Arthur (la coupe) : Oh y a pas besoin de devenir un expert s'il vous plaît ! (Il montre un endroit sur le parchemin) « Le vent pareil à l'enfance se joue de l'arbre moqueur » ?
Guenièvre : Ben oui, et ben ?
Arthur : Hé ben, c'est nul. Nul, nul, nul, zéro. L'arbre moqueur... déjà, ils peuvent pas s'empêcher de foutre des épithètes à tout ce qui bouge les poètes ! Même à ce qui bouge pas ! Hein ! (moqueur) "La fleur goguenarde", "l'abeille malicieuse", "le roseau pliable", "l'ourson rabat-joie". Et même des fois, ils le mettent avant le mot, comme ça, ça fait genre : (prend la voix d'un poète) "le gai souriceau", "le prompt madrigal", "la frisottée moustache"...
Il secoue la tête d'un regard exaspéré.
***
L'instant d'après.
Guenièvre (furieuse): Je trouve révoltant de votre part de mettre systématiquement tout en œuvre pour me décourager !
Arthur (exaspéré) : Enfin vous allez quand même pas dire que c'est pas des conneries ? Est-ce que je vous dis moi "passez-moi la blanche sauce" ? Non ! (Guenièvre lève les yeux au ciel) "Tiens c'est bon, ça qu'est-ce y a dedans. De la hachée viande et des secs raisins" ?
Guenièvre : Mais vous ne comprenez rien à rien ! C'est une licence poétique !
Arthur : Non ! Non, non, non, je suis désolé, y a trop de clampins qui se disent poètes, qui sortent la licence poétique dès qu'ils pondent trois merdes que personne comprend !
Guenièvre : Ah, mais je suis désolée, moi je comprends !
Arthur : Mais non !
Guenièvre : Enfin en tout cas, ça me dérange pas !
Arthur : ça vous dérange pas ?
Guenièvre (moqueuse) : Vous avez peut-être mieux à proposer ?
Arthur la fixe un instant d'un regard noir en réfléchissant.
Arthur : Au printemps le sommeil ne cesse dès l'aurore.
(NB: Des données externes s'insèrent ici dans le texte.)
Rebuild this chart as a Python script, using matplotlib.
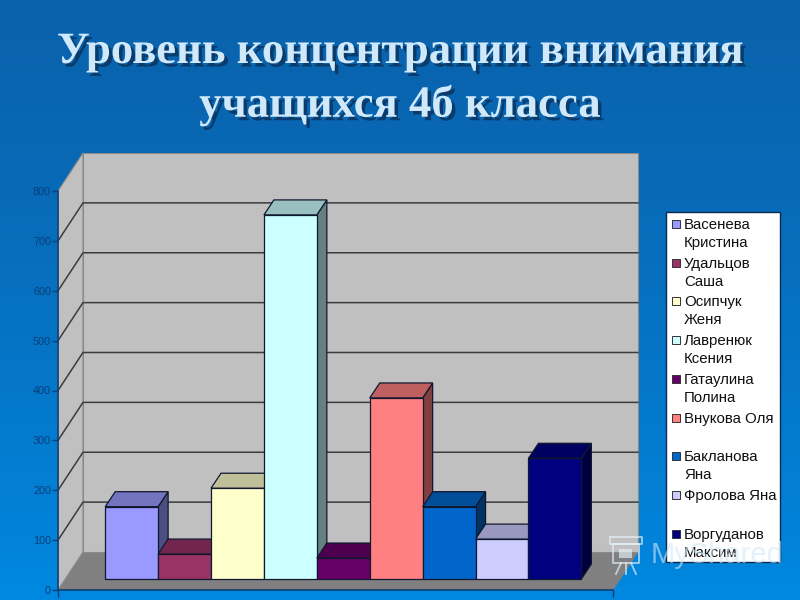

Partout se font ouïr les gazouillis d'oiseaux. La nuit s'achève enfin dans le souffle des eaux. Qui sait combien de fleurs seront tombées encore ?
Silence, regard estomaqué de Guenièvre.
Arthur : Ah beh oui, là oui, là bien sûr, c'est sûr c'est du chinetoque hein, les mecs ils se raclent un peu la soupière avant de sortir n'importe quelle connerie, hein. (Il pousse un rire moqueur et fier avant de se recoucher sous le regard ahuri de Guenièvre).
***
Générique
***
Même lieu, mêmes personnes, un peu plus tard.
Guenièvre : "Qui sait combien de fleurs seront tombées encore ?"
Arthur (regard las et exaspéré) : Voilà ! Bon allez, c'est bon, on peut dormir maintenant ?
Guenièvre : Je peux vous poser une question ?
Arthur : Quoi ?
Guenièvre : Qu'est-ce que ça veut dire, « La nuit s'achève enfin dans le souffle des eaux. » ?
Arthur : C'est une licence poétique.